Key Takeaways
1. Align AI solutions with human needs
A common pitfall when adopting AI is focusing on what the technology can do rather than what the user and business actually need. The Human-Centered Approach to Innovation (HCAI), ensures your automation efforts are purposeful and impactful, avoiding solutions that create new frustrations.
2. Define your automation idea with the Joule Agent Design Workshop
The Joule Agent Design Workshop can be run once you already have an idea about a process/activity to automate, or when you are starting to support a specific organizational role with agentic automation. This method moves beyond identifying general opportunities with AI (like the Business AI Explore Workshop) and focuses on the nitty-gritty details of user requirements and agentic solution definition.
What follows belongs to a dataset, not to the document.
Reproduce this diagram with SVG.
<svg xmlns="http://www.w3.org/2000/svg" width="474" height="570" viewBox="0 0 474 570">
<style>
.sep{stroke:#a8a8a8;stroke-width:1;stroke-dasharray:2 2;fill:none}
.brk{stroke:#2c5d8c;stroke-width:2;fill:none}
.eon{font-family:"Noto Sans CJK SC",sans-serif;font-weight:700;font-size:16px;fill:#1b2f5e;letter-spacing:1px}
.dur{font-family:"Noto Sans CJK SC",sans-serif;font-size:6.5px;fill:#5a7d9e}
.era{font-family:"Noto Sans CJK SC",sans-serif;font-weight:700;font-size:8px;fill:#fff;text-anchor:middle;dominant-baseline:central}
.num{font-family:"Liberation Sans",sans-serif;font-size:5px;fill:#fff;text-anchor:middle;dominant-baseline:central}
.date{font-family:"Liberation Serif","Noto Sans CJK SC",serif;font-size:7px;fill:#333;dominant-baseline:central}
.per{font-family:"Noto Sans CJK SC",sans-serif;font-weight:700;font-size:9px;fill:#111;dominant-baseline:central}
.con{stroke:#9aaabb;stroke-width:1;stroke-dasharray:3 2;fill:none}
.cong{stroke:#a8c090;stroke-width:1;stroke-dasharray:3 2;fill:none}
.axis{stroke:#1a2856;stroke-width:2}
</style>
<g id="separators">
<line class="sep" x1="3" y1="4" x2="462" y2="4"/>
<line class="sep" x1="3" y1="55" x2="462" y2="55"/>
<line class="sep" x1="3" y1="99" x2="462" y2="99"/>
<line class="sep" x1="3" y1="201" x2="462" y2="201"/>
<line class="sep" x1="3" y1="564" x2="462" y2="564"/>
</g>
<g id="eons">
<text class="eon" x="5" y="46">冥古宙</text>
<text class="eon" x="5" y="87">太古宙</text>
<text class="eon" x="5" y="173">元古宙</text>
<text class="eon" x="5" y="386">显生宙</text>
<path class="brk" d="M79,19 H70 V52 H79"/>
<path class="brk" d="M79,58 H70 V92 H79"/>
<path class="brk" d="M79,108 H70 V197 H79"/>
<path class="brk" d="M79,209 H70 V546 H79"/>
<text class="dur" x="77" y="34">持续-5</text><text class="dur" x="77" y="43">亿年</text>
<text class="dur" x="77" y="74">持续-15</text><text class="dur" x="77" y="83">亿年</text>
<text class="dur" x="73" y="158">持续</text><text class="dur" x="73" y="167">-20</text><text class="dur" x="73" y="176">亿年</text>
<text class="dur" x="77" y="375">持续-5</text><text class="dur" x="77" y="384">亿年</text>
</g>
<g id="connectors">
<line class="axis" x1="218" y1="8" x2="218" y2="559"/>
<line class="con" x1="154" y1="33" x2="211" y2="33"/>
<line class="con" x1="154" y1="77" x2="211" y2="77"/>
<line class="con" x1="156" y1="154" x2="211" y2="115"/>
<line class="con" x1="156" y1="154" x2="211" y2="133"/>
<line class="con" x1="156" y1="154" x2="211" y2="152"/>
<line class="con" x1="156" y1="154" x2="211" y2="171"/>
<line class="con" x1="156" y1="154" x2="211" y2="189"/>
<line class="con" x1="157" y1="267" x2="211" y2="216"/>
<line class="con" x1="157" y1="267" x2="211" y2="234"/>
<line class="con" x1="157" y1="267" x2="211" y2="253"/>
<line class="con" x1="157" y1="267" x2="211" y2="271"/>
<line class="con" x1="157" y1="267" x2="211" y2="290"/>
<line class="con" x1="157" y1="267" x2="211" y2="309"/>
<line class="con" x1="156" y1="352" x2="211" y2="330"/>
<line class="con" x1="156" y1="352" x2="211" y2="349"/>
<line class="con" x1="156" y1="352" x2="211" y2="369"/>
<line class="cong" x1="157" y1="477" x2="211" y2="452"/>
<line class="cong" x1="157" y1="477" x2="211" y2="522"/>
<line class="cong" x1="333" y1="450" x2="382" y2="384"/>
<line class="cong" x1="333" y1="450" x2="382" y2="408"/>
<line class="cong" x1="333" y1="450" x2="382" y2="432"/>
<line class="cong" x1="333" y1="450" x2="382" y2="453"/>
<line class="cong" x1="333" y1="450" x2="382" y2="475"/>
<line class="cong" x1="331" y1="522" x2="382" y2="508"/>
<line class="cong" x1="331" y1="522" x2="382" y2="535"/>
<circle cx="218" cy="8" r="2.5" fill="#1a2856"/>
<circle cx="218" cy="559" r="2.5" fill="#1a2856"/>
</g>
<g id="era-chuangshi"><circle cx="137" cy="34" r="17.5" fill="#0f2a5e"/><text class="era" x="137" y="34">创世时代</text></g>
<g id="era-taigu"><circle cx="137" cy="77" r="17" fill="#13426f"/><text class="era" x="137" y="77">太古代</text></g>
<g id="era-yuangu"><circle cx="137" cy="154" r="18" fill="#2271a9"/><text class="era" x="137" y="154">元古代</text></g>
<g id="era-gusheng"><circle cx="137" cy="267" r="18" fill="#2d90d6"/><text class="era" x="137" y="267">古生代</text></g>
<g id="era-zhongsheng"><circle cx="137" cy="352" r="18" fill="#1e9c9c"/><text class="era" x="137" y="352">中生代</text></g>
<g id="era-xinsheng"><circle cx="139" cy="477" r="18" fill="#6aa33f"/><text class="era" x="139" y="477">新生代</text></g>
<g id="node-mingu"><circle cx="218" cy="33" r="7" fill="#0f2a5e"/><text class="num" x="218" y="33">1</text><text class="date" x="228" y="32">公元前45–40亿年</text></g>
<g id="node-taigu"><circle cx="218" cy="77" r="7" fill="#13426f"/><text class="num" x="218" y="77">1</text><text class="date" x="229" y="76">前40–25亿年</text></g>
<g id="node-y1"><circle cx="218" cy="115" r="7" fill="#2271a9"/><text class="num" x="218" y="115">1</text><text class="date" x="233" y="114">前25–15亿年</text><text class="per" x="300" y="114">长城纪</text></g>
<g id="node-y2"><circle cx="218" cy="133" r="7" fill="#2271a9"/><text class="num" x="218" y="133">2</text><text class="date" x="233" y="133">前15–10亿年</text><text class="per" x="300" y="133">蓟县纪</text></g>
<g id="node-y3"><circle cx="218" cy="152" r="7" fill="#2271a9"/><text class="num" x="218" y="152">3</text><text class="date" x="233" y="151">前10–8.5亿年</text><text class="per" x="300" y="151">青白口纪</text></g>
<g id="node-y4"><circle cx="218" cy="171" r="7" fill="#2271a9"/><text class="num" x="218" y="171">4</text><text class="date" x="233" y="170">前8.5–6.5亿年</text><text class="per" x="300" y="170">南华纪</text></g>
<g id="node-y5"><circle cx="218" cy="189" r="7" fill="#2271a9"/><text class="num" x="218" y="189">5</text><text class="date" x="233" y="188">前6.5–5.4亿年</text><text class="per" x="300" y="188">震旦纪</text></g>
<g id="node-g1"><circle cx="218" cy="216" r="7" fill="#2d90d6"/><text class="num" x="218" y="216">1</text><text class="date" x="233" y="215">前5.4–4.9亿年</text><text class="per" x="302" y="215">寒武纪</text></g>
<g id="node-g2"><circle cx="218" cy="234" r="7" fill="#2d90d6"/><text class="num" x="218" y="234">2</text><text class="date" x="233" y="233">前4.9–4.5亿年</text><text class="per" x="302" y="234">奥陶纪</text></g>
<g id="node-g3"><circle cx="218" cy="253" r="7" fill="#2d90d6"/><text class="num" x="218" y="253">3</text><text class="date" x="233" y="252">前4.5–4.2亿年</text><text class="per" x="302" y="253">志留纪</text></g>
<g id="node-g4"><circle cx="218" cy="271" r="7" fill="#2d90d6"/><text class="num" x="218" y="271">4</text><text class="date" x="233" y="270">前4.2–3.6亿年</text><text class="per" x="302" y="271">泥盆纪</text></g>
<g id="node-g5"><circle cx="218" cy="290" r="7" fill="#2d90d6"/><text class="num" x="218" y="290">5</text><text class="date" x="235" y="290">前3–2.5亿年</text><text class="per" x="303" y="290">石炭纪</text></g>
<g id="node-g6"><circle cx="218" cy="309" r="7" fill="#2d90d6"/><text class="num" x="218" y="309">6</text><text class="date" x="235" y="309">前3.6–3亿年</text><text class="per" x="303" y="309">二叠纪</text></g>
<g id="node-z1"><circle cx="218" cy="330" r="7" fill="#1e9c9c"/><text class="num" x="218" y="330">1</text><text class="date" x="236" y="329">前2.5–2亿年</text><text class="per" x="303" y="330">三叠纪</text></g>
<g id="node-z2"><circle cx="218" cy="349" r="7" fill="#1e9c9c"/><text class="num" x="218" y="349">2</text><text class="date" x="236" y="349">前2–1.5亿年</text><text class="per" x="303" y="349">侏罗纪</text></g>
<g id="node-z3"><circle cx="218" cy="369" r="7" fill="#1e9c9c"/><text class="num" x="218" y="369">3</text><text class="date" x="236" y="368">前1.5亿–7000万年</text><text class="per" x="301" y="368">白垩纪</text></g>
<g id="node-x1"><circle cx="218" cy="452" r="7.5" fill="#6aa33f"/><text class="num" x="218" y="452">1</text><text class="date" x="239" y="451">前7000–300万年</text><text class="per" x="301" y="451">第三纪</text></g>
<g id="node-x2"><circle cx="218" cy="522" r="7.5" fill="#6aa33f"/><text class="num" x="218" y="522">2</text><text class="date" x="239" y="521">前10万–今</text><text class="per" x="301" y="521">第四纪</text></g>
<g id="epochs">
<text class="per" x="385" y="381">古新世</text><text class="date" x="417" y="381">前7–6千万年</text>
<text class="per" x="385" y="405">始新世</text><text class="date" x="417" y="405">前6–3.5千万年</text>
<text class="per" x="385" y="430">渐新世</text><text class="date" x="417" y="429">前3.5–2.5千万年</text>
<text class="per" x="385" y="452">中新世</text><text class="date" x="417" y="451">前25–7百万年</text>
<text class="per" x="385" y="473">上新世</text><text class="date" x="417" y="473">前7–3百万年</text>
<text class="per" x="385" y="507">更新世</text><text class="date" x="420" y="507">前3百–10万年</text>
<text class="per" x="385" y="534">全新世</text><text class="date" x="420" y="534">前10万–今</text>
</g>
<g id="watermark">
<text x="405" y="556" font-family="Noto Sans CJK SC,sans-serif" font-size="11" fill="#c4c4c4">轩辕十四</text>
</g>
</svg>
3. Four prerequisites for workshop success.
Before facilitating the workshop, you must set the stage for success by completing four critical steps:
- 1. Understand agent fundamentals (Reasoning, Acting, Autonomy).
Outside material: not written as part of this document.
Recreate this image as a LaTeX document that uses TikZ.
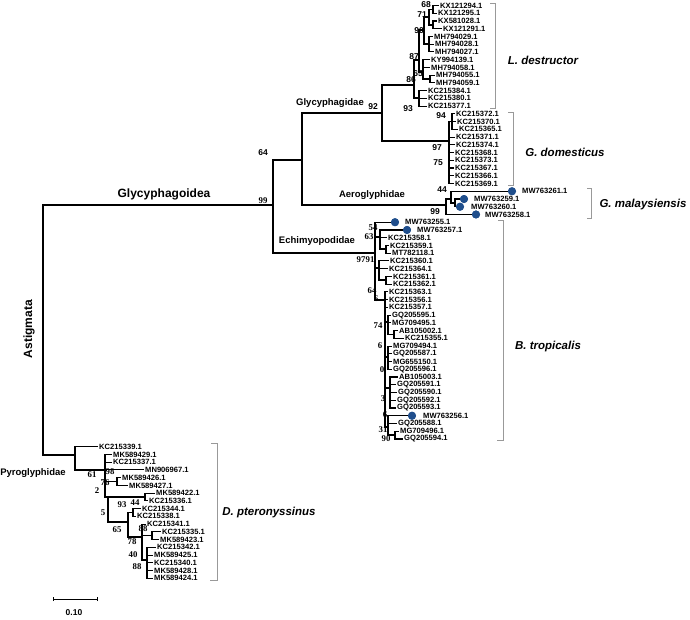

- 2. Identify a clear automation need (e.g., via the Joule Agent Discovery Workshop).
- 3. Evaluate the need for agentic technology using the Reason and Act Framework.
- 4. Check for existing solutions (e.g., SAP Discovery Center) to avoid reinventing the wheel.
4. Use the Reason and Act Framework to assess the potential for agentic AI.
The Reason and Act Framework helps classify automation ideas based on their required Need to Think/Reason (intelligence/adaptivity) and Need to Act (autonomy/action). High need to Need to Think/Reason means that the scenario could benefit from agentic technology.
5. Use the Joule Agent Design Workshop as a tool for defining any kind of automation.
Even if your automation idea is deemed Rule-Based (low agentic potential) after applying the Reason and Act Framework, the Joule Agent Design Workshop is still a highly valuable tool. Its methods are structured to force teams to think critically about human-in-the-loop interaction, system autonomy vs. human control, and defining which tasks are automated and which are human-owned, which is crucial for any successful automation project.